Tesla self-driving now recognizes hand signals

The clip shows a Tesla running Full Self-Driving (Supervised) on a tight lane in the Netherlands, with a person on the road directing traffic using hand gestures.

In that situation, the car waits while the worker manages oncoming vehicles. Then it proceeds when waved through.

Video:

This is a simple scene, yet it can be hard for automated systems. Many systems read traffic lights and road signs well, but human body language is harder. And that is where this update starts to matter.

Why hand signals are important on real roads

On real streets, not every instruction comes from a traffic signal. Road crews, police officers, parking attendants, school crossing guards and pedestrians often rely on their hands to control traffic. A raised palm can ask a driver to stop.

For an automated system that wants to work in mixed traffic, reading those cues is important for safety and for how natural the ride feels. Human drivers expect others to respond when a worker waves them forward through a blocked lane. If a car under automation freezes or moves at the wrong time, it can confuse people nearby and slow traffic.

Tesla leans on a vision-based approach, using cameras and neural networks instead of lidar. Hand signal recognition fits into that model. The software has to read a person’s pose, arm motion and context from camera feeds, then link that to driving decisions. It has to decide if someone is just standing near the road, or actively directing vehicles in the car’s path.

This new behavior comes alongside a broader round of Full Self-Driving (Supervised) updates. Recent versions, including v14.2 and its follow‑on builds, focus on stronger perception and more human‑like behavior in complex scenes. Tesla upgraded its vision encoder so it can pull more detail from the cameras, with higher‑resolution features feeding the neural networks.

Those updates target situations such as emergency vehicles, temporary obstacles, construction zones and complicated unprotected turns.

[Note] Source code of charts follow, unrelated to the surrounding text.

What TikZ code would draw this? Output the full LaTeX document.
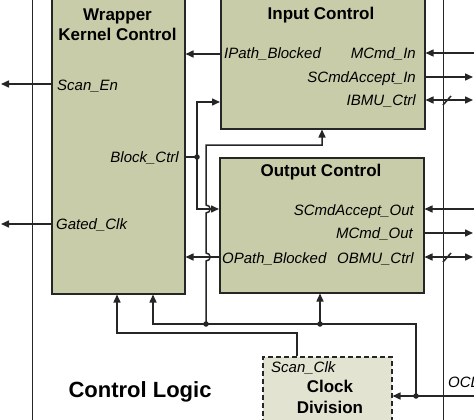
\documentclass[tikz,border=0pt]{standalone}
\usepackage{fontspec}
\setmainfont{Liberation Sans}
\usetikzlibrary{arrows.meta}
\definecolor{boxfill}{HTML}{C8CCA8}
\definecolor{clkfill}{HTML}{E2E3D0}
\definecolor{ln}{HTML}{262626}
\begin{document}
\begin{tikzpicture}[x=1pt,y=-1pt,
  blk/.style={draw=ln, line width=1.5pt, fill=boxfill, inner sep=0pt, anchor=north west},
  clkblk/.style={blk, fill=clkfill, dash pattern=on 5pt off 3pt},
  frame/.style={draw=ln, line width=1.4pt, inner sep=0pt, anchor=north west},
  wire/.style={draw=ln, line width=1.5pt},
  arr/.style={wire, -{Triangle[length=8pt,width=7pt]}},
  darr/.style={wire, {Triangle[length=8pt,width=7pt]}-{Triangle[length=8pt,width=7pt]}},
  ttl/.style={font=\fontsize{17}{19}\selectfont\bfseries, inner sep=0pt},
  big/.style={font=\fontsize{22}{24}\selectfont\bfseries, inner sep=0pt},
  sig/.style={font=\fontsize{15}{17}\selectfont\itshape, inner sep=0pt},
  dot/.style={circle, fill=ln, inner sep=0pt, minimum size=5.5pt}
]
\useasboundingbox (0,0) rectangle (474,420);
\clip (0,0) rectangle (474,420);
\fill[white] (0,0) rectangle (474,420);

% outer Control Logic frame
\node[frame, minimum width=410.5pt, minimum height=440pt] (ctrl) at (32,-10) {};

% blocks
\node[blk, minimum width=133pt, minimum height=298pt] (wkc) at (51,-5) {};
\node[blk, minimum width=204pt, minimum height=133pt] (ic) at (220,-5) {};
\node[blk, minimum width=204pt, minimum height=135pt] (oc) at (219,157) {};
\node[clkblk, minimum width=129pt, minimum height=80pt] (clk) at (262,356) {};

% titles
\node[ttl, anchor=base] (t1) at (117.5,21) {Wrapper};
\node[ttl, anchor=base] (t2) at (117.5,41) {Kernel Control};
\node[ttl, anchor=base] (t3) at (321,20) {Input Control};
\node[ttl, anchor=base] (t4) at (321,176) {Output Control};
\node[ttl, anchor=base] (t5) at (330,392) {Clock};
\node[ttl, anchor=base] (t6) at (330,413) {Division};
\node[big, anchor=base] (t7) at (140,397) {Control Logic};

% signal labels
\node[sig, anchor=base west] (lse) at (57,90) {Scan\_En};
\node[sig, anchor=base east] (lbc) at (179,162) {Block\_Ctrl};
\node[sig, anchor=base west] (lgc) at (56,229) {Gated\_Clk};
\node[sig, anchor=base west] (lipb) at (224,59) {IPath\_Blocked};
\node[sig, anchor=base east] (lmi) at (416,59) {MCmd\_In};
\node[sig, anchor=base east] (lsai) at (416,82) {SCmdAccept\_In};
\node[sig, anchor=base east] (libm) at (416,106) {IBMU\_Ctrl};
\node[sig, anchor=base east] (lsao) at (414,215) {SCmdAccept\_Out};
\node[sig, anchor=base east] (lmo) at (413,238) {MCmd\_Out};
\node[sig, anchor=base east] (lobm) at (414,263) {OBMU\_Ctrl};
\node[sig, anchor=base west] (lopb) at (222,263) {OPath\_Blocked};
\node[sig, anchor=base west] (lsc) at (271,372) {Scan\_Clk};
\node[sig, anchor=base west] (locl) at (448,387) {OCLK};

% free ends
\coordinate (seO) at (1,84);
\coordinate (gcO) at (1,224);
\coordinate (miI) at (475,53);
\coordinate (saiO) at (473,77);
\coordinate (ibO) at (473,100);
\coordinate (saoI) at (475,209);
\coordinate (moO) at (473,233);
\coordinate (obO) at (473,257);
\coordinate (oclI) at (475,396);

% left outputs
\draw[arr] (wkc.west |- seO) -- (seO);
\draw[arr] (wkc.west |- gcO) -- (gcO);

% blocked paths
\draw[arr] (ic.west |- 0,54) -- (wkc.east |- 0,54);
\draw[arr] (oc.west |- 0,257) -- (wkc.east |- 0,257);

% right side signals
\draw[arr] (miI) -- (ic.east |- miI);
\draw[arr] (ic.east |- saiO) -- (saiO);
\draw[darr] (ic.east |- ibO) -- (ibO);
\draw[wire] (443,105) -- (451,96);
\draw[arr] (saoI) -- (oc.east |- saoI);
\draw[arr] (oc.east |- moO) -- (moO);
\draw[darr] (oc.east |- obO) -- (obO);
\draw[wire] (443,262) -- (451,253);

% Block_Ctrl
\coordinate (bcj) at (197,157);
\draw[wire] (wkc.east |- bcj) -- (bcj);
\node[dot] (bcd) at (bcj) {};
\draw[arr] (bcd.center) |- (ic.west |- 0,102);
\draw[arr] (bcd.center) |- (oc.west |- 0,209);

% OCLK distribution
\coordinate (oj) at (416,396);
\draw[arr] (oclI) -- (clk.east |- oclI);
\node[dot] (od) at (oj) {};
\coordinate (cj1) at (320,324);
\coordinate (cj2) at (206,324);
\draw[arr] (od.center) |- (416,324) -- (153,324) -- (wkc.south -| 153,0);
\node[dot] (cd1) at (cj1) {};
\node[dot] (cd2) at (cj2) {};
\draw[arr] (cd1.center) -- (oc.south -| cd1);
\draw[arr] (cd2.center) -- (206,261) .. controls (211.5,261) and (211.5,253) .. (206,253)
   -- (206,213) .. controls (211.5,213) and (211.5,205) .. (206,205)
   -- (206,145) -- (322,145) -- (ic.south -| 322,0);

% Scan_Clk
\draw[arr] (clk.north -| 297,0) -- (297,333) -- (117,333) -- (wkc.south -| 117,0);
\end{tikzpicture}
\end{document}
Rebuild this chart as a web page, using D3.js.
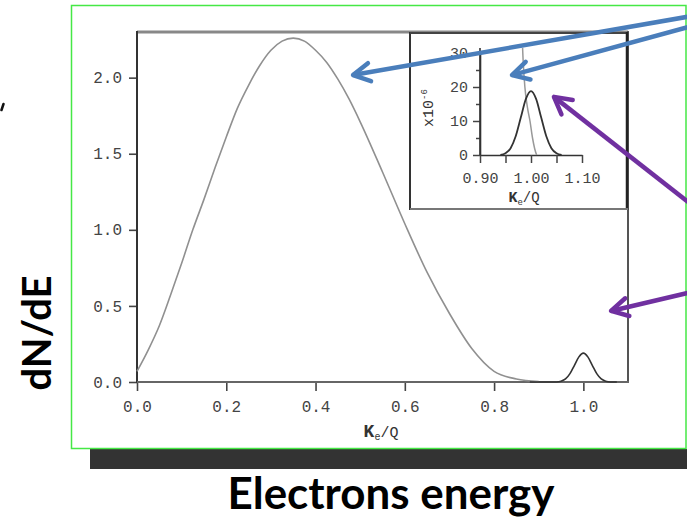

Tesla data indicates around 6 million miles were logged with FSD active in 2021. The number rose to about 80 million miles in 2022. In 2023, usage increased again to roughly 670 million miles. By 2024, the company reports about 2.25 billion miles on FSD (Supervised). Then in 2025, that total jumped to about 4.25 billion miles.

The start of 2026 has kept that trend going. In the first 50 days of the year, Tesla owners added another 1 billion miles with FSD engaged. That works out to more than 20 million miles per day on average. At this pace, analysts say the system is on track to reach around 10 billion miles during 2026.

Safety data and comparison with U.S. average

Tesla has also released updated safety numbers tied to its driver‑assistance features. In its latest North America report, covering all road types over a 12‑month span, the company states that vehicles using FSD (Supervised) recorded one major collision about every 5,300,676 miles.

For Teslas driven without FSD but with Active Safety features turned on, the rate was about one major collision every 2,175,763 miles. Cars without those active safety tools saw one major collision around every 855,132 miles. For comparison, Tesla cites a U.S. national average of one major collision every 660,164 miles over the same period.

Taken at face value, those figures suggest that a Tesla on FSD (Supervised) goes more than eight times farther between serious crashes than the average vehicle in the United States. Tesla also reports 830 major collisions with FSD active in that time window, versus more than 16,000 for manually driven Teslas with Active Safety and nearly 5 million across the wider U.S. driving population.

Hand signal support is not the only interaction feature on Tesla’s roadmap. Musk has said on X that voice prompts for FSD are coming. The idea is that drivers could give clear spoken instructions, such as asking the car to park closer to a building entrance, or to pick a spot farther away in an empty part of a parking lot.

Tesla’s vice president of AI, Ashok Elluswamy, has indicated that broader voice control sits on the development path, though any rollout will move through safety testing.